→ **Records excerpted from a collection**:
◆ ◆ ◆ ◆ ◆
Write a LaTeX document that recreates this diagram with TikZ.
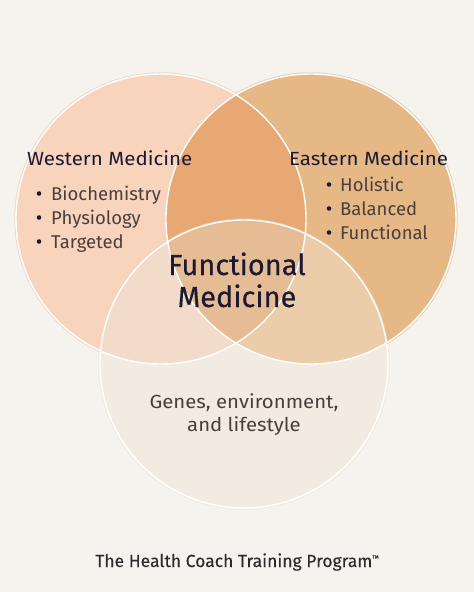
\documentclass[tikz,border=0pt]{standalone}
\usepackage{fontspec}
\setmainfont{Fira Sans}
\newfontfamily\wideff[FakeStretch=1.08]{Fira Sans}
\newfontfamily\lightff[FakeStretch=1.07]{Fira Sans}
\definecolor{bg}{HTML}{F6F3EE}
\definecolor{wfill}{HTML}{F8D4BD}
\definecolor{efill}{HTML}{E5B886}
\definecolor{wefill}{HTML}{E7A873}
\definecolor{bfill}{HTML}{F2EBE2}
\definecolor{bwfill}{HTML}{F2DBC9}
\definecolor{befill}{HTML}{EBCDAA}
\definecolor{bwefill}{HTML}{E5BC93}
\definecolor{navy}{HTML}{1C1A33}
\definecolor{bodytxt}{HTML}{4A3F3C}
\definecolor{foot}{HTML}{2B2B2B}
\tikzset{
  ring/.style={draw=white, line width=1.4pt},
  halo/.style={draw=#1, line width=3.5pt, opacity=0.5},
  head/.style={font=\wideff\fontsize{19}{22}\selectfont, text=navy, inner sep=0pt, anchor=base west},
  item/.style={font=\fontsize{18.5}{22}\selectfont, text=bodytxt, inner sep=0pt, anchor=base west},
  dot/.style={circle, fill=navy, inner sep=0pt, minimum size=4.6pt},
  centre/.style={font=\fontsize{29}{34}\selectfont\addfontfeatures{FakeBold=0.4}, text=navy, inner sep=0pt, anchor=base},
  genes/.style={font=\lightff\fontsize{19}{22}\selectfont, text=bodytxt, inner sep=0pt, anchor=base},
}
\begin{document}
\begin{tikzpicture}[x=1pt,y=-1pt]
\fill[bg] (0,0) rectangle (474,592);
\useasboundingbox (0,0) rectangle (474,592);
\coordinate (W) at (161,219);
\coordinate (E) at (311,219);
\coordinate (B) at (244,364);
% halos
\draw[halo={wfill!80!brown}] (W) circle (145);
\draw[halo={efill!85!brown}] (E) circle (145);
% fills
\fill[wfill] (W) circle (145);
\fill[efill] (E) circle (145);
\begin{scope}
  \clip (W) circle (145);
  \fill[wefill] (E) circle (145);
\end{scope}
\draw[halo={bfill!85!brown}, opacity=0.35] (B) circle (144);
\fill[bfill] (B) circle (144);
\begin{scope}
  \clip (B) circle (144);
  \fill[bwfill] (W) circle (145);
  \fill[befill] (E) circle (145);
  \clip (W) circle (145);
  \fill[bwefill] (E) circle (145);
\end{scope}
% outlines
\draw[ring] (W) circle (145);
\draw[ring] (E) circle (145);
\draw[ring] (B) circle (144);
% Western
\node[head] (wh) at (27,165) {Western Medicine};
\node[item] (w1) at (51,200) {Biochemistry};
\node[item] (w2) at (51,224) {Physiology};
\node[item] (w3) at (51,248) {Targeted};
\node[dot] (wd1) at (39,193.5) {};
\node[dot] (wd2) at (39,217.5) {};
\node[dot] (wd3) at (39,241.5) {};
% Eastern
\node[head] (eh) at (289,165) {Eastern Medicine};
\node[item] (e1) at (340,191) {Holistic};
\node[item] (e2) at (340,215) {Balanced};
\node[item] (e3) at (340,239) {Functional};
\node[dot] (ed1) at (329,184.5) {};
\node[dot] (ed2) at (329,208.5) {};
\node[dot] (ed3) at (329,232.5) {};
% center
\node[centre] (fm1) at (237,275) {Functional};
\node[centre] (fm2) at (237,307) {Medicine};
% bottom
\node[genes] (g1) at (244,408) {Genes, environment,};
\node[genes] (g2) at (244,431) {and lifestyle};
% footer
\node[font=\fontsize{17.5}{20}\selectfont\addfontfeatures{FakeBold=0.2}, text=foot, inner sep=0pt, anchor=base] (ft) at (237,567) {The Health Coach Training Program\raisebox{0.9ex}{\fontsize{5}{6}\selectfont TM}};
\end{tikzpicture}
\end{document}
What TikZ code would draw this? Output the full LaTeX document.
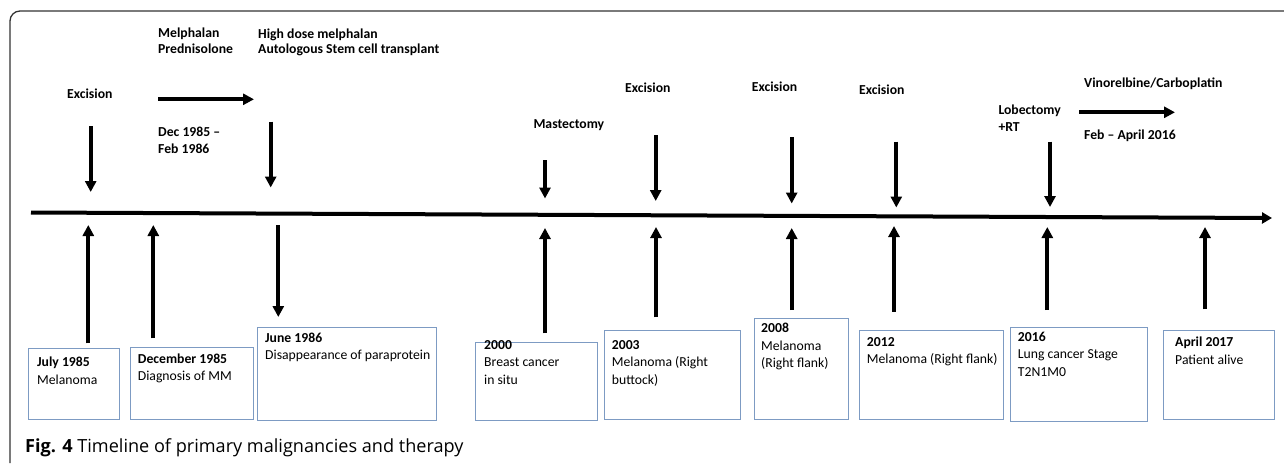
◆ ◆ ◆ ◆ ◆
→ **Aim of the task**:
Collect from the data above every line that includes "this".

→ **Correct response**:
Write a LaTeX document that recreates this diagram with TikZ.
What TikZ code would draw this? Output the full LaTeX document.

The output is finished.